The angle $$\theta$$ changes from $$10^{\circ}$$ to $$11^{\circ}$$.
The change in angle, denoted as $$d\theta$$ or $$\Delta\theta$$, is the difference between the final and initial angles:
$$d\theta = 11^{\circ} - 10^{\circ} = 1^{\circ}$$
For calculations involving derivatives of trigonometric functions, the angle must be in radians. We convert $$1^{\circ}$$ to radians using the conversion factor $$\frac{\pi}{180}$$ radians per degree:
$$d\theta = 1 \text{ degree} \times \frac{\pi \text{ radians}}{180 \text{ degrees}}$$
$$d\theta = \frac{\pi}{180} \text{ radians}$$

**step5** Approximating the Change in Range

The approximate change in the range, dR, is found by multiplying the derivative of R with respect to $$\theta$$ by the change in $$\theta$$ (in radians):
$$dR = \frac{dR}{d\theta} \cdot d\theta$$
From Step 3, we have $$\frac{dR}{d\theta} = 302,500 \cos(20^{\circ})$$.
From Step 4, we have $$d\theta = \frac{\pi}{180}$$.

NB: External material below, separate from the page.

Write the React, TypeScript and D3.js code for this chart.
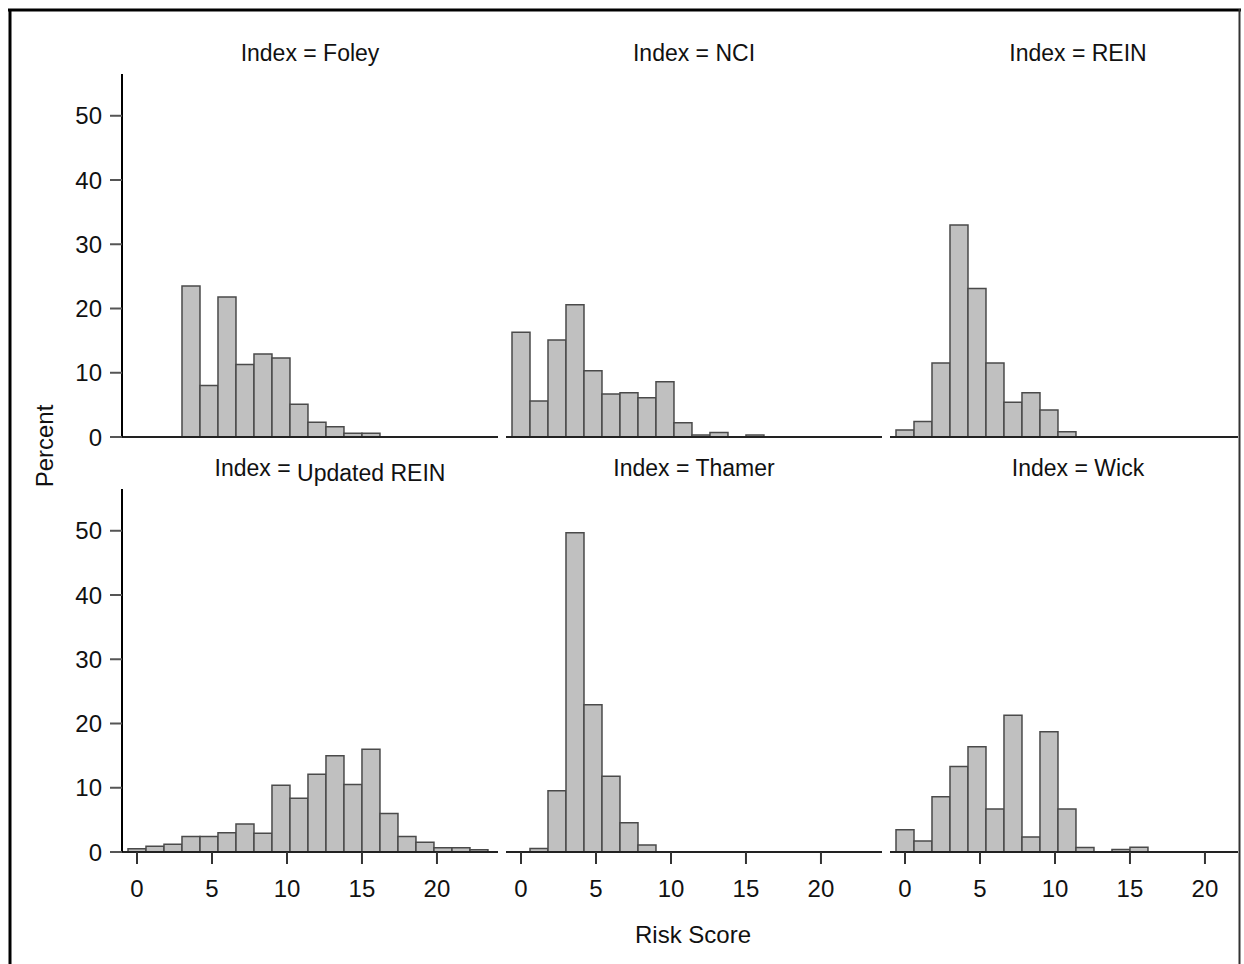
import React from "react";
import { scaleLinear, range } from "d3";

// histogram bins: width 1.2, first bin centred on 0
const binStart = -0.6;
const binWidth = 1.2;

const panelNames = ["Foley", "NCI", "REIN", "Updated REIN", "Thamer", "Wick"];

const foley = [0, 0, 0, 23.5, 8.0, 21.8, 11.3, 12.9, 12.3, 5.1, 2.3, 1.6, 0.6, 0.6, 0, 0, 0, 0, 0, 0];
const nci = [16.3, 5.6, 15.1, 20.6, 10.3, 6.7, 6.9, 6.1, 8.6, 2.2, 0.3, 0.7, 0, 0.3, 0, 0, 0, 0, 0, 0];
const rein = [1.1, 2.4, 11.5, 33.0, 23.1, 11.5, 5.4, 6.9, 4.2, 0.8, 0, 0, 0, 0, 0, 0, 0, 0, 0, 0];
const updatedRein = [0.5, 0.9, 1.2, 2.4, 2.4, 3.0, 4.35, 2.9, 10.4, 8.35, 12.1, 15.0, 10.5, 16.0, 6.0, 2.4, 1.5, 0.65, 0.65, 0.35];
const thamer = [0, 0.55, 9.55, 49.7, 22.9, 11.8, 4.55, 1.1, 0, 0, 0, 0, 0, 0, 0, 0, 0, 0, 0, 0];
const wick = [3.45, 1.7, 8.6, 13.3, 16.4, 6.7, 21.3, 2.35, 18.7, 6.7, 0.7, 0, 0.4, 0.75, 0, 0, 0, 0, 0, 0];

const panelData = [foley, nci, rein, updatedRein, thamer, wick];

const xTicks = [0, 5, 10, 15, 20];
const yTicks = [0, 10, 20, 30, 40, 50];

const W = 1244;
const H = 964;
const font = "'Liberation Sans', Arial, sans-serif";
const textColor = "#111";

// layout
const cellLeft = [122, 506, 890];
const cellWidth = 376;
const rowBase = [437, 852];
const rowTop = [74, 489];
const titleY = [61, 476];

export default function App() {
  return (
    <svg
      width={W}
      height={H}
      style={{ position: "absolute", left: 0, top: 0, background: "#fff" }}
      fontFamily={font}
    >
      <defs>
        <clipPath id="frameClip">
          <rect x={11} y={11} width={1227} height={H} />
        </clipPath>
      </defs>
      <g clipPath="url(#frameClip)">
        {panelData.map((vals, p) => {
          const row = Math.floor(p / 3);
          const col = p % 3;
          const x = scaleLinear()
            .domain([-1, 24.07])
            .range([cellLeft[col], cellLeft[col] + cellWidth]);
          const y = scaleLinear().domain([0, 56.5]).range([rowBase[row], rowTop[row]]);
          const cx = cellLeft[col] + cellWidth / 2;
          return (
            <g key={p}>
              {/* panel title */}
              {panelNames[p] === "Updated REIN" ? (
                <text x={cx + 20} y={titleY[row]} textAnchor="middle" fontSize={23} fill={textColor}>
                  Index =<tspan dy={5}> Updated REIN</tspan>
                </text>
              ) : (
                <text x={cx} y={titleY[row]} textAnchor="middle" fontSize={23} fill={textColor}>
                  {`Index = ${panelNames[p]}`}
                </text>
              )}
              {/* bars */}
              {vals.map((v, i) => {
                const x0 = x(binStart + i * binWidth);
                const x1 = x(binStart + (i + 1) * binWidth);
                const y0 = y(0);
                const y1 = y(v);
                return (
                  <path
                    key={i}
                    d={`M${x0},${y0}V${y1}H${x1}V${y0}Z`}
                    fill="#c0c0c0"
                    stroke="#4a4a4a"
                    strokeWidth={1.5}
                  />
                );
              })}
              {/* x axis line */}
              <line
                x1={cellLeft[col]}
                x2={cellLeft[col] + cellWidth}
                y1={y(0)}
                y2={y(0)}
                stroke="#222"
                strokeWidth={2}
              />
              {/* x ticks on bottom row */}
              {row === 1 &&
                xTicks.map((t) => (
                  <g key={t}>
                    <line x1={x(t)} x2={x(t)} y1={y(0)} y2={y(0) + 12} stroke="#333" strokeWidth={2} />
                    <text x={x(t)} y={y(0) + 45} textAnchor="middle" fontSize={24} fill={textColor}>
                      {t}
                    </text>
                  </g>
                ))}
              {/* y axis on first column */}
              {col === 0 && (
                <g>
                  <line x1={122} x2={122} y1={rowTop[row]} y2={y(0)} stroke="#000" strokeWidth={2} />
                  {yTicks.map((t) => (
                    <g key={t}>
                      <line x1={110} x2={122} y1={y(t)} y2={y(t)} stroke="#555" strokeWidth={2} />
                      <text x={102} y={y(t) + 8.5} textAnchor="end" fontSize={24} fill={textColor}>
                        {t}
                      </text>
                    </g>
                  ))}
                </g>
              )}
            </g>
          );
        })}
        {/* axis titles */}
        <text
          transform="translate(53,446) rotate(-90)"
          textAnchor="middle"
          fontSize={24}
          fill={textColor}
        >
          Percent
        </text>
        <text x={693} y={943} textAnchor="middle" fontSize={24} fill={textColor}>
          Risk Score
        </text>
      </g>
      {/* outer frame */}
      <line x1={8} x2={1241} y1={10} y2={10} stroke="#000" strokeWidth={3} />
      <line x1={10} x2={10} y1={9} y2={H} stroke="#000" strokeWidth={3} />
      <line x1={1239.5} x2={1239.5} y1={9} y2={H} stroke="#333" strokeWidth={2} />
    </svg>
  );
}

Substitute these values into the formula for dR:
$$dR = 302,500 \cos(20^{\circ}) \cdot \frac{\pi}{180}$$
To get a numerical value, we use approximate values for $$\cos(20^{\circ})$$ and $$\pi$$:
$$\cos(20^{\circ}) \approx 0.93969$$
$$\pi \approx 3.14159$$
Now, perform the multiplication:
$$dR \approx 302,500 \times 0.93969 \times \frac{3.14159}{180}$$
First, calculate the product of $$302,500$$ and $$0.93969$$:
$$302,500 \times 0.93969 \approx 284,242.025$$
Next, calculate the value of $$\frac{3.14159}{180}$$:
$$\frac{3.14159}{180} \approx 0.017453$$
Finally, multiply these two results:
$$dR \approx 284,242.025 \times 0.017453 \approx 4956.1219$$
Rounding the result to two decimal places, the approximate change in the range is $$4956.12$$ feet.